A questão é que infelizmente, no Brasil, as diferentes propostas educativas sempre são pensadas no registro do milagre. Encontramos a fórmula milagrosa, o método milagroso de ensino. É 8 ou 80. E a historia da educação de qualquer país mostra que não é claro ou escuro, a educação está na tonalidade dos cinzas.

RFI - Para pensar a singularidade de cada criança, como fica a questão da formação?

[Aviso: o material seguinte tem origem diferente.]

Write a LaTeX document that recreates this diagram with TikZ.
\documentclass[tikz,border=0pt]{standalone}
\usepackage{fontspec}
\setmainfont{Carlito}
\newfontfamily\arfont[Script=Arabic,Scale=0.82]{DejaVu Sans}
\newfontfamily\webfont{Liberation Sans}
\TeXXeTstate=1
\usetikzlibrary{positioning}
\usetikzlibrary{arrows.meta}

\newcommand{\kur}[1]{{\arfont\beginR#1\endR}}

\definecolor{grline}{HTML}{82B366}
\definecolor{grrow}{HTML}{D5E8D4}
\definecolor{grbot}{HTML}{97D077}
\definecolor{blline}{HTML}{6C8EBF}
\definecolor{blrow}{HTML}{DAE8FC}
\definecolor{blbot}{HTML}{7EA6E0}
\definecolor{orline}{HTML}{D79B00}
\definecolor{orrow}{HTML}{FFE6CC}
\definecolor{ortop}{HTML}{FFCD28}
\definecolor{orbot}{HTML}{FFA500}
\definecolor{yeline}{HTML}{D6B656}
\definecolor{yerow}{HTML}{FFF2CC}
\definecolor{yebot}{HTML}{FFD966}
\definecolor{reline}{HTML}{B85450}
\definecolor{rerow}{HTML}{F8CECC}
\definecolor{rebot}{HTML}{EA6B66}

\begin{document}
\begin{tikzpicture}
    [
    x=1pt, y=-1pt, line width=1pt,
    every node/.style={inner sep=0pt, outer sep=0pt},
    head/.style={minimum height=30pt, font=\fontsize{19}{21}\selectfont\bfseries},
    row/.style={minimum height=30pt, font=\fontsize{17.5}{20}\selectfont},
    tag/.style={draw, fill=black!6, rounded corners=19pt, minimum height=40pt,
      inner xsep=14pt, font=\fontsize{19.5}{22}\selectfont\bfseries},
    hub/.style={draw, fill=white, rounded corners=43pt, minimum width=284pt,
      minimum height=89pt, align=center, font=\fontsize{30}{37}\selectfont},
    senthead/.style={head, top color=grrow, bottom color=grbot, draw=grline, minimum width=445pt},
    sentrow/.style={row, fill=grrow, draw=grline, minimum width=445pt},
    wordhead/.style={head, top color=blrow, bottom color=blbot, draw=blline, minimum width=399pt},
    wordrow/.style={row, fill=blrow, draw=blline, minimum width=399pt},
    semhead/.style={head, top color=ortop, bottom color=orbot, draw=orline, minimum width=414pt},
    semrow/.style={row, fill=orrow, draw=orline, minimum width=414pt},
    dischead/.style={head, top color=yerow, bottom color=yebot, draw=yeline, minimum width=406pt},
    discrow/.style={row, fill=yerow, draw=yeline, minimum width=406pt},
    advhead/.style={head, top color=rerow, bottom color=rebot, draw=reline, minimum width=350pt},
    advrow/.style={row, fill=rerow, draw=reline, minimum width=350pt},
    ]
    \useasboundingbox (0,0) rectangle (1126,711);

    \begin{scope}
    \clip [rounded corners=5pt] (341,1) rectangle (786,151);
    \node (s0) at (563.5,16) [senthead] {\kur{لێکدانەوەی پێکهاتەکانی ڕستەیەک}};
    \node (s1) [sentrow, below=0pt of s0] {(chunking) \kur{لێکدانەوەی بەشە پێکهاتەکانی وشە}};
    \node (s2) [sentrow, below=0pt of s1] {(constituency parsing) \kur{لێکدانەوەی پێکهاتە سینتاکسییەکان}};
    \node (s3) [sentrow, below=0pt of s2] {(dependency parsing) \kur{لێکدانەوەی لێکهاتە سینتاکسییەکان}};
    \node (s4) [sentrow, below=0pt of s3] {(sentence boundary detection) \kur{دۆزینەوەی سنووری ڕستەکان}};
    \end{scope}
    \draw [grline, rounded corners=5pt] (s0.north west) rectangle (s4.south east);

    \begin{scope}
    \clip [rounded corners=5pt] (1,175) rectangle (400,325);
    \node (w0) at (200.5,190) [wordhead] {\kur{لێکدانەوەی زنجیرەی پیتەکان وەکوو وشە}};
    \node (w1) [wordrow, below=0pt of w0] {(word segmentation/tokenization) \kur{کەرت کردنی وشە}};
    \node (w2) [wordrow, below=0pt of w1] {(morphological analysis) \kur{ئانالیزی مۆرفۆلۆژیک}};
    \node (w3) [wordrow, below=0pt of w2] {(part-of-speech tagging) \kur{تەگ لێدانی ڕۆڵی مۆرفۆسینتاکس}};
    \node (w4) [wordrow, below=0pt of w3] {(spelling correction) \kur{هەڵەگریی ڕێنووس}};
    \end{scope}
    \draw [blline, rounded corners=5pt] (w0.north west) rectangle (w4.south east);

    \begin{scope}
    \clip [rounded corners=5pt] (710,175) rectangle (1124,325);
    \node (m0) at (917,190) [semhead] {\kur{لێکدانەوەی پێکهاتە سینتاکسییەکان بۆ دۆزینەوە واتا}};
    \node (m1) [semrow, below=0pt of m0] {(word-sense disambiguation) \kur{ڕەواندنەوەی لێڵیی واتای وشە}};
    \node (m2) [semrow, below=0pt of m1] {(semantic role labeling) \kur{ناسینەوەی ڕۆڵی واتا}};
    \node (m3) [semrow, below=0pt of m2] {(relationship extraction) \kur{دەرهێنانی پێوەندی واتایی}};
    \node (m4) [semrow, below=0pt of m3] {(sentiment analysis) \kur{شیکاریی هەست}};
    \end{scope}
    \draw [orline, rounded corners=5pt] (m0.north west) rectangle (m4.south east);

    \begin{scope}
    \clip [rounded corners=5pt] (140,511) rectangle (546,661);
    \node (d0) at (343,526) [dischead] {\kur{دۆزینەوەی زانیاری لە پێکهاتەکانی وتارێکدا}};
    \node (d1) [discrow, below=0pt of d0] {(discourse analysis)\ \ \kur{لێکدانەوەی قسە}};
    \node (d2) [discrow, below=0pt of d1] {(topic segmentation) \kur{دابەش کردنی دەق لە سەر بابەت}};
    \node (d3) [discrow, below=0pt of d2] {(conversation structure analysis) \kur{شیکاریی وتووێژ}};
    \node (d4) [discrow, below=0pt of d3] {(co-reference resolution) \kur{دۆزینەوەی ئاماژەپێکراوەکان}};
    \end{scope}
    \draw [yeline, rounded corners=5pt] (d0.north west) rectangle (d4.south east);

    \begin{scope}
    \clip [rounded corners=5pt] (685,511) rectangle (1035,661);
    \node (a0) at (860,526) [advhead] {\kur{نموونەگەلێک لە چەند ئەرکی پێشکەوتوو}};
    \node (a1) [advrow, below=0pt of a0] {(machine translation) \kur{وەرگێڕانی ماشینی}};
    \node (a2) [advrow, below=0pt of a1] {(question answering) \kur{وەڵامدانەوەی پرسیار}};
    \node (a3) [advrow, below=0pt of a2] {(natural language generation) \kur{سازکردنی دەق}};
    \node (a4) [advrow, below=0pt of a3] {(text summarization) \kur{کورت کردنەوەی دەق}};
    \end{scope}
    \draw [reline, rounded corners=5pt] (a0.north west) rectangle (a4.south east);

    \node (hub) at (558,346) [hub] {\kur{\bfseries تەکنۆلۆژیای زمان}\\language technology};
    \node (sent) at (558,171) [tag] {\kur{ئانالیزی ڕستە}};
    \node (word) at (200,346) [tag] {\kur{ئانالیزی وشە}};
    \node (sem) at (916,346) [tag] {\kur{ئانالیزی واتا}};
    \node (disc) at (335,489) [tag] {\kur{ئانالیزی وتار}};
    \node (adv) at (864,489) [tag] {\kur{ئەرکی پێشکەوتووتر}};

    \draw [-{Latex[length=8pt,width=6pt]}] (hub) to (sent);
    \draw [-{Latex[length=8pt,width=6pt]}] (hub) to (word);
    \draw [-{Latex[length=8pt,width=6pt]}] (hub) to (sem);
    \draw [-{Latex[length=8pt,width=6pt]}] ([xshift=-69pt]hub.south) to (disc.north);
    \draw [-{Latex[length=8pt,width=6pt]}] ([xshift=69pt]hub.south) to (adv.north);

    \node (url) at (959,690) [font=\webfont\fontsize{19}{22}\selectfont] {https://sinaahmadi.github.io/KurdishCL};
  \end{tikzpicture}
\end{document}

Uma das grandes variáveis é justamente a formação dos profissionais, e não apenas do professor. Acho importante falar de outra coisa também. O tempo de infância de uma criança não é apenas a escola. Há a escola, a família, os amiguinhos, a praça, o jogo de futebol, e a lista é interminável. Precisamos é pensar o que oferecemos para essas crianças. O que acontece é que isso é um ponto cego no Brasil, tudo ou passa pela escola ou pela família. Mas a criança precisa da escola, da família, mas também precisa de umas tantas coisas a mais. Na França, temos as atividades periescolares, nos centros de lazer, por exemplo.

RFI - Com a volta das escolas especializadas, há uma preocupação dos pais de que estas crianças não sejam mais aceitas em escolas regulares.

Veja, a implantação de qualquer política pública deve ser resultado de um debate público, em que os ditos especialistas, mas também os representantes de associações e representantes dos pais, devem participar.

Em sociedades escolarizadas, como as nossas [em que a educação escolar é um direito], é importante que todas as crianças possam ir à escola, e que as escolas proponham uma experiência digna para elas de ser vivida. E que os estados e seus governos façam disso uma matéria central da sua preocupação.